Budgeting for Property Taxes

Lenders typically escrow property taxes for mortgaged properties, collecting one-twelfth of the estimated amount each month. If the actual tax bill rises, the escrow account adjusts. Homeowners paying taxes directly should set aside funds as soon as the TRIM notice arrives. Early payment discounts allow savings of up to four percent if the bill is paid in November, three percent in December, two percent in January, and one percent in February. After March 31, unpaid accounts become delinquent and subject to tax certificates.

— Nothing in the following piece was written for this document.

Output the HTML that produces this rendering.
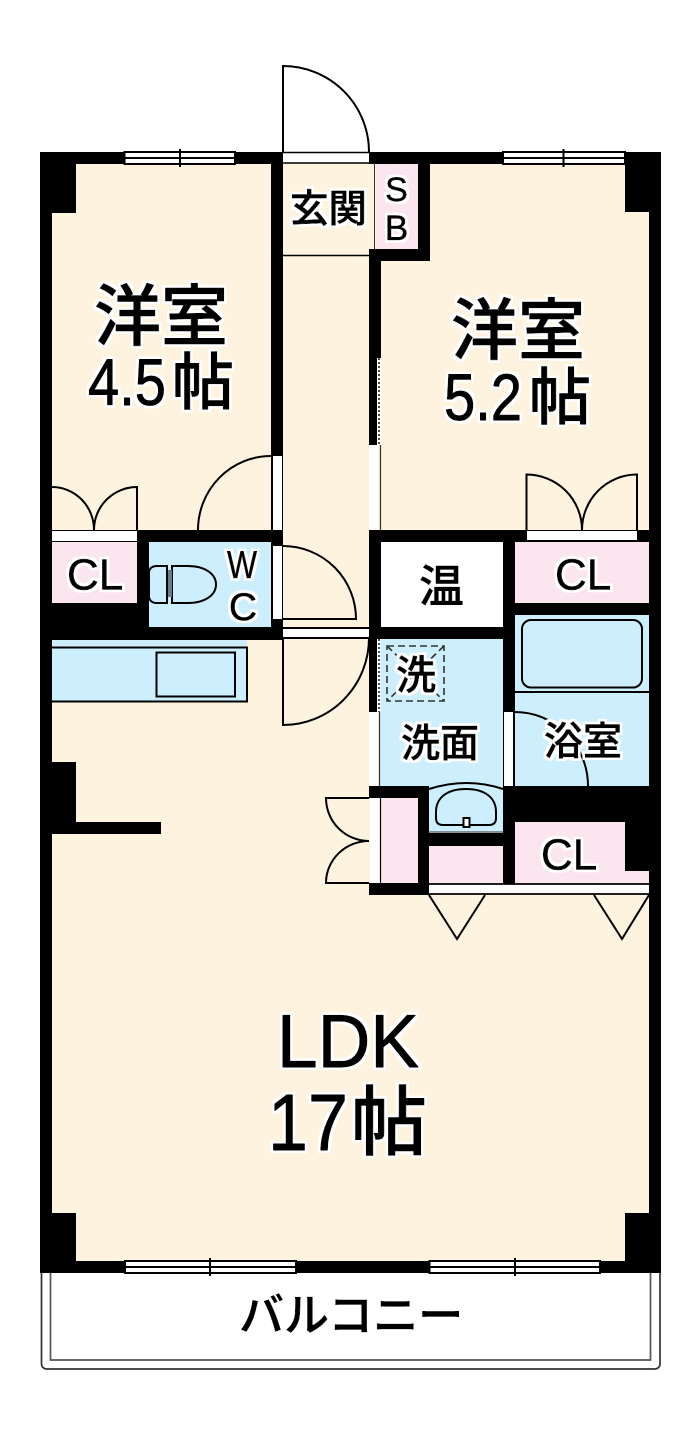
<!DOCTYPE html>
<html><head><meta charset="utf-8"><style>
html,body{margin:0;padding:0;background:#fff}
svg{display:block}
text{font-family:"Liberation Sans","Noto Sans CJK JP",sans-serif;fill:#000;stroke:#000;stroke-width:1px;stroke-linejoin:round}
.j{font-family:"Noto Sans CJK JP","Liberation Sans",sans-serif;font-weight:500;stroke-width:.7px}
.s{stroke-width:.6px}
.l{fill:none;stroke:#000;stroke-width:2}
</style></head><body>
<svg width="700" height="1445" viewBox="0 0 700 1445" xmlns="http://www.w3.org/2000/svg">
<defs>
<filter id="halo" filterUnits="userSpaceOnUse" x="0" y="0" width="700" height="1445">
<feMorphology in="SourceAlpha" operator="dilate" radius="2.500" result="d"/>
<feFlood flood-color="#fff"/>
<feComposite in2="d" operator="in" result="w"/>
<feMerge><feMergeNode in="w"/><feMergeNode in="SourceGraphic"/></feMerge>
</filter>
</defs>
<rect width="700" height="1445" fill="#fff"/>
<!-- balcony -->
<path d="M41.500 1273V1364a5 5 0 0 0 5 5H655a5 5 0 0 0 5-5V1273" fill="none" stroke="#333" stroke-width="1.700"/>
<path d="M50.500 1273V1360H650.500V1273" fill="none" stroke="#555" stroke-width="1.700"/>
<!-- floor -->
<rect x="40" y="152" width="621" height="1121" fill="#fef3df"/>
<!-- rooms -->
<rect x="376" y="164" width="42" height="85" fill="#fbe5ef"/>
<rect x="52" y="542" width="85" height="61" fill="#fbe5ef"/>
<rect x="149" y="542" width="122" height="85" fill="#cdeefc"/>
<rect x="381" y="542" width="122" height="85" fill="#fff"/>
<rect x="515" y="542" width="134" height="61" fill="#fbe5ef"/>
<rect x="515" y="615" width="134" height="171" fill="#cdeefc"/>
<rect x="380" y="639" width="123" height="193" fill="#cdeefc"/>
<rect x="381" y="798" width="37" height="85" fill="#fbe5ef"/>
<rect x="429" y="846" width="74" height="37" fill="#fbe5ef"/>
<rect x="515" y="822" width="134" height="61" fill="#fbe5ef"/>
<rect x="52" y="640" width="195" height="62" fill="#cdeefc"/>
<!-- walls -->
<g fill="#000">
<rect x="40" y="152" width="243" height="12"/>
<rect x="369" y="152" width="292" height="12"/>
<rect x="40" y="152" width="36" height="61"/>
<rect x="625" y="152" width="36" height="60"/>
<rect x="40" y="152" width="12" height="1121"/>
<rect x="649" y="152" width="12" height="1121"/>
<rect x="40" y="1213" width="36" height="60"/>
<rect x="625" y="1213" width="36" height="60"/>
<rect x="40" y="1261" width="621" height="12"/>
<rect x="271" y="152" width="12" height="488"/>
<rect x="418" y="152" width="12" height="109"/>
<rect x="369" y="249" width="61" height="12"/>
<rect x="369" y="249" width="12" height="109"/>
<rect x="369" y="358" width="8" height="87"/>
<rect x="40" y="530" width="243" height="12"/>
<rect x="137" y="530" width="12" height="110"/>
<rect x="40" y="603" width="109" height="37"/>
<rect x="40" y="627" width="243" height="13"/>
<rect x="369" y="530" width="292" height="12"/>
<rect x="369" y="530" width="12" height="109"/>
<rect x="369" y="627" width="146" height="12"/>
<rect x="369" y="639" width="8" height="73"/>
<rect x="503" y="530" width="12" height="354"/>
<rect x="503" y="603" width="158" height="12"/>
<rect x="503" y="786" width="158" height="36"/>
<rect x="625" y="786" width="36" height="85"/>
<rect x="369" y="786" width="60" height="12"/>
<rect x="369" y="883" width="60" height="12"/>
<rect x="369" y="786" width="12" height="12"/>
<rect x="418" y="786" width="11" height="109"/>
<rect x="429" y="833" width="74" height="13"/>
<rect x="40" y="762" width="36" height="72"/>
<rect x="40" y="822" width="121" height="12"/>
</g>
<!-- openings -->
<g fill="#fff">
<rect x="283" y="152.500" width="86" height="10"/>
<rect x="273" y="456" width="9" height="74"/>
<rect x="52" y="531" width="85" height="10"/>
<rect x="273" y="546" width="9" height="73"/>
<rect x="283" y="628" width="86" height="10"/>
<rect x="527" y="531" width="110" height="9"/>
<rect x="369" y="445" width="9" height="85"/>
<rect x="369" y="712" width="9" height="74"/>
<rect x="504" y="712" width="9" height="74"/>
<rect x="370" y="798" width="10" height="85"/>
<rect x="429" y="884" width="220" height="10"/>
<rect x="377" y="358" width="3.500" height="87"/>
<rect x="377" y="639" width="3.500" height="73"/>
</g>
<g class="l">
<path d="M283 152.500H369M283 163H369" stroke-width="1.500"/>
<path d="M283 628H369M283 638H369"/>
<path d="M429 884H649M429 894H649" stroke-width="1.800"/>
<path d="M374.500 163V249" stroke="#333" stroke-width="1"/>
<path d="M283 255.500H369" stroke-width="1.500"/>
<path d="M380.500 445V530M379.500 712V786" stroke="#333" stroke-width="1.200"/>
<path d="M379 358V445M379 639V712" stroke-dasharray="2 2" stroke-width="1.400"/>
<path d="M380.500 798V883" stroke-width="1.200"/>
<!-- entrance door -->
<path d="M283 152V66A86 86 0 0 1 369 152"/>
<!-- room doors -->
<path d="M271 456A73 74 0 0 0 198 530"/>
<path d="M52 487A42 43 0 0 1 94 530A43 43 0 0 1 137 487V530"/>
<path d="M283 546A73 73 0 0 1 356 619H283"/>
<path d="M283 638V725A86 87 0 0 0 369 638"/>
<path d="M526.500 530V474.500A55.500 55.500 0 0 1 582 530A55 55.500 0 0 1 637 474.500V530"/>
<path d="M515 712A73 74 0 0 1 588 786"/>
<path d="M369 798H326A43 43 0 0 0 369 841A43 42 0 0 0 326 883H369"/>
<path d="M429 895L457 939L485 895M594 895L622 939L649 895"/>
<!-- kitchen -->
<path d="M52 647.500H247V701.500H52"/>
<rect x="156.500" y="652.500" width="78.500" height="44"/>
<!-- bath -->
<rect x="522" y="620" width="120" height="67.500" rx="9"/>
<path d="M515 692H649"/>
<!-- basin -->
<path d="M429 789Q467 777 503 789"/>
<path d="M436 812C436 797 448 789 466 789C484 789 496 797 496 812V818Q496 825 489 825H443Q436 825 436 818Z"/>
<rect x="463.500" y="818" width="6" height="9" fill="#fff"/>
<path d="M429 832H503" stroke="#555" stroke-width="1.200"/>
<!-- toilet -->
<path d="M167 566H157Q150 566 149 572V597Q150 603 157 603H167Z"/>
<path d="M172 566H188C205 566 216 574 216 584.500C216 595 205 603 188 603H172Z"/>
<path d="M167 566V603M172 566V603"/>
<rect x="168" y="570" width="4" height="27" fill="#5b7f8e" stroke="none"/>
</g>
<!-- washer pan -->
<g fill="none" stroke="#333" stroke-width="1.600" stroke-dasharray="7 4">
<rect x="387" y="646" width="57" height="55"/>
<path d="M387 646L444 701M444 646L387 701"/>
</g>
<!-- windows -->
<g fill="#fff" stroke="#000" stroke-width="2">
<rect x="124.500" y="152" width="110.500" height="12"/>
<rect x="503" y="152" width="122" height="12"/>
<rect x="125" y="1261" width="171" height="12"/>
<rect x="429.500" y="1261" width="170.500" height="12"/>
<path d="M124.500 158H235M180 149V167M503 158H625M563.500 149V167M125 1267H296M210 1258V1276M429.500 1267H600M515 1258V1276" fill="none"/>
</g>
<!-- labels -->
<g filter="url(#halo)">
<text class="j" x="94" y="340" font-size="67">洋室</text>
<text x="88" y="405" font-size="66" textLength="78" lengthAdjust="spacingAndGlyphs">4.5</text>
<text class="j" x="172" y="404" font-size="62">帖</text>
<text class="j" x="451" y="354" font-size="67">洋室</text>
<text x="444" y="420" font-size="66" textLength="78" lengthAdjust="spacingAndGlyphs">5.2</text>
<text class="j" x="529" y="419" font-size="62">帖</text>
<text x="277" y="1067" font-size="75" textLength="142" lengthAdjust="spacingAndGlyphs">LDK</text>
<text x="268" y="1150" font-size="80" textLength="80" lengthAdjust="spacingAndGlyphs">17</text>
<text class="j" x="351" y="1149" font-size="76">帖</text>
<text class="j s" x="290" y="222" font-size="38.500">玄関</text>
<text class="s" x="396.500" y="201" font-size="34" text-anchor="middle">S</text>
<text class="s" x="396.500" y="240" font-size="35" text-anchor="middle">B</text>
<text class="s" x="67" y="589.500" font-size="44">CL</text>
<text class="s" x="555" y="589.500" font-size="44">CL</text>
<text class="s" x="541" y="869.500" font-size="44">CL</text>
<text class="s" x="227" y="578" font-size="39" textLength="30" lengthAdjust="spacingAndGlyphs">W</text>
<text class="s" x="243" y="620" font-size="39" text-anchor="middle">C</text>
<text class="j s" x="419" y="602" font-size="45">温</text>
<text class="j s" x="396" y="689" font-size="40">洗</text>
<text class="j s" x="401" y="757" font-size="39">洗面</text>
<text class="j s" x="544" y="755" font-size="39">浴室</text>
<text class="j s" x="239" y="1331" font-size="45">バルコニー</text>
</g>
</svg>
</body></html>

Strategies for Investors and Second-Home Owners

Because non-homesteaded properties lack the Save Our Homes cap, their assessed value immediately reflects the market value. Investors should project annual increases of up to 10 percent. They can analyze rental income to ensure the cash flow covers both property taxes and insurance, which has surged in recent years. For short-term rentals, compliance with municipal regulations affects whether the property falls under certain special assessment districts. Many investors choose neighborhoods like Edgewater or Doral where millage is mid-range yet appreciation remains strong.

Future Trends to Monitor

Miami’s tax base is exposed to climate resilience investments, infrastructure upgrades for mass transit, and housing affordability initiatives. Voters have approved general obligation bonds that add to annual debt service millage. Meanwhile, statewide policy discussions involve raising the homestead exemption cap or applying targeted relief for teachers and first responders. Stakeholders should watch agendas from the Miami-Dade Commission and municipal councils, as these bodies set tentative millage rates in July before final adoption in September.

Key Takeaways

  • Track both the market value and assessed value; the latter drives taxable value after exemptions.
  • Confirm eligibility for all exemptions. Seniors aged 65+ with limited income may qualify for an additional $50,000 senior exemption in certain cities.
  • Evaluate total millage, not just county rates, especially when comparing municipalities.
  • Remember to account for non-ad valorem assessments, which may cover services such as garbage collection, fire lines, or improvement districts.
  • Stay ahead of deadlines: TRIM notices in August, VAB petitions in September, and early payment discounts starting November 1.

With diligent planning and tools like the calculator above, Miami homeowners can demystify property taxes, protect their budgets, and make smarter decisions when purchasing, refinancing, or protesting valuations.

For authoritative references, consult the Miami-Dade Property Appraiser portal and statewide guidelines from the Florida Department of Revenue. They offer handbooks, millage histories, and exemption applications to ensure compliance. Additionally, the Miami-Dade Tax Collector provides payment instructions and non-ad valorem assessment listings.